=== WHAT TO PRODUCE ===
Pictures stay out of the copy; restate everything else in the material exactly.

━━━━━━

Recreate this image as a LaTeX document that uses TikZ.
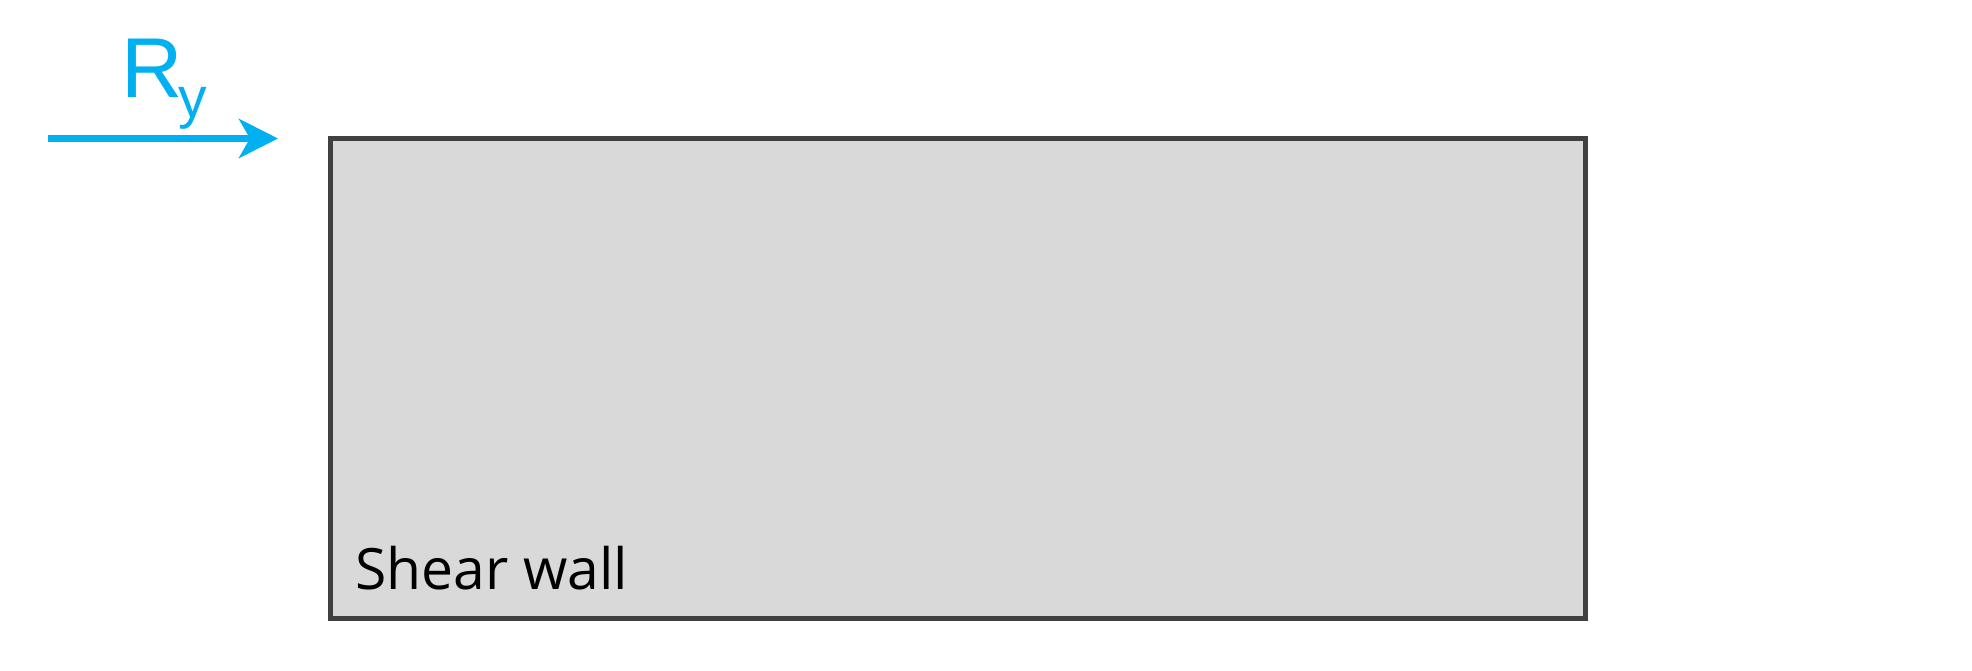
\documentclass[tikz,border=0pt]{standalone}
\usepackage{fontspec}
\setmainfont{Open Sans}
\newfontfamily\arialfont{Liberation Sans}
\usetikzlibrary{arrows.meta}
\definecolor{wallfill}{HTML}{D9D9D9}
\definecolor{wallline}{HTML}{404040}
\definecolor{loadblue}{HTML}{00B0F0}
\tikzset{
  wallbox/.style={draw=wallline, fill=wallfill, line width=5pt, rectangle, inner sep=0pt, outer sep=0pt},
  loadarrow/.style={draw=loadblue, line width=7pt, -{Stealth[length=39pt,width=39pt,inset=11pt]}},
  loadlabel/.style={text=loadblue, inner sep=0pt, anchor=base west, font=\arialfont\fontsize{85}{85}\selectfont},
  walllabel/.style={text=black, inner sep=0pt, anchor=base west, font=\fontsize{57}{57}\selectfont}
}
\begin{document}
\begin{tikzpicture}[x=1pt,y=-1pt]
\useasboundingbox (0,0) rectangle (1972,671);
\node[wallbox, minimum width=1255pt, minimum height=480pt, anchor=north west] (wall) at (330.5,138.5) {};
\node[walllabel] (wlabel) at (355,589) {Shear wall};
\coordinate (astart) at (48,138.5);
\coordinate (aend) at (278,138.5);
\draw[loadarrow] (astart) -- (aend);
\node[loadlabel] (rlabel) at (121,98) {R\kern-4pt\raisebox{-20pt}{\fontsize{57}{57}\selectfont y}};
\end{tikzpicture}
\end{document}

━━━━━━

=== EXERCISE RESULT ===
Recreate this image as a LaTeX document that uses TikZ.
\documentclass[tikz,border=0pt]{standalone}
\usepackage{fontspec}
\setmainfont{Open Sans}
\newfontfamily\arialfont{Liberation Sans}
\usetikzlibrary{arrows.meta}
\definecolor{wallfill}{HTML}{D9D9D9}
\definecolor{wallline}{HTML}{404040}
\definecolor{loadblue}{HTML}{00B0F0}
\tikzset{
  wallbox/.style={draw=wallline, fill=wallfill, line width=5pt, rectangle, inner sep=0pt, outer sep=0pt},
  loadarrow/.style={draw=loadblue, line width=7pt, -{Stealth[length=39pt,width=39pt,inset=11pt]}},
  loadlabel/.style={text=loadblue, inner sep=0pt, anchor=base west, font=\arialfont\fontsize{85}{85}\selectfont},
  walllabel/.style={text=black, inner sep=0pt, anchor=base west, font=\fontsize{57}{57}\selectfont}
}
\begin{document}
\begin{tikzpicture}[x=1pt,y=-1pt]
\useasboundingbox (0,0) rectangle (1972,671);
\node[wallbox, minimum width=1255pt, minimum height=480pt, anchor=north west] (wall) at (330.5,138.5) {};
\node[walllabel] (wlabel) at (355,589) {Shear wall};
\coordinate (astart) at (48,138.5);
\coordinate (aend) at (278,138.5);
\draw[loadarrow] (astart) -- (aend);
\node[loadlabel] (rlabel) at (121,98) {R\kern-4pt\raisebox{-20pt}{\fontsize{57}{57}\selectfont y}};
\end{tikzpicture}
\end{document}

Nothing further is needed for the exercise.